The reinvestiture of God’s life in man is accomplished by regeneration [conversion]. The prerequisite of regeneration is the resurrection of Jesus Christ. Peter explained that we are “born again to a living hope through the resurrection of Jesus Christ from the dead” (I Peter 1:3). In like manner as Jesus experienced life out of death in resurrection, and such rising from the dead was referred to as a “begetting” (Acts 13:33) whereby Jesus was the “first-born from the dead” (Col. 1:18; Rev. 1:5) “among many brethren” (Rom. 8:29), so Christians receive spiritual life out of spiritual death by the receipt of Christ’s life in new birth (cf. John 3:1-8) … Christians “have been united with Christ in the likeness of His resurrection” (Rom. 6:5) so as to participate in “newness of life” (Rom. 6:4) as a “new creature” (II Cor. 5:17) and a “new man” (Eph. 4:24; Col. 3:10) in Christ Jesus.

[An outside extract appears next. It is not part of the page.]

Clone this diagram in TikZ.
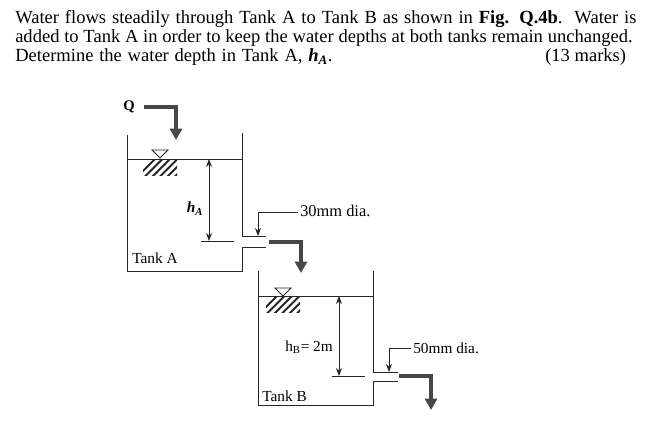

He is also at the same time immanently present within the spirit of the Christian, “Christ in you the hope of glory” (Col. 1:27). The resurrection-life of Jesus Christ within the spirit of the Christian becomes the empowering of the Christian life. Having promised that “we should receive power when the Holy Spirit had come” (Acts 1:8), Jesus Christ in Spirit-form became that Power of God (I Cor. 1:24) in every Christian.

We must see beyond the historicity of the empty tomb on that first Easter day, and understand the extension of the resurrection-life and resurrection-power of Jesus Christ in every Christian. Christianity is not just the remembrance of an historical resurrection, but is comprised of the vital dynamic of the risen Lord Jesus functioning in the activity of the Holy Spirit of God by enlivening Christians with the “saving life of Christ” (Rom. 5:10). Christianity is Christ ­ the resurrected Lord Jesus living out His life in Christians every day, to the glory of God.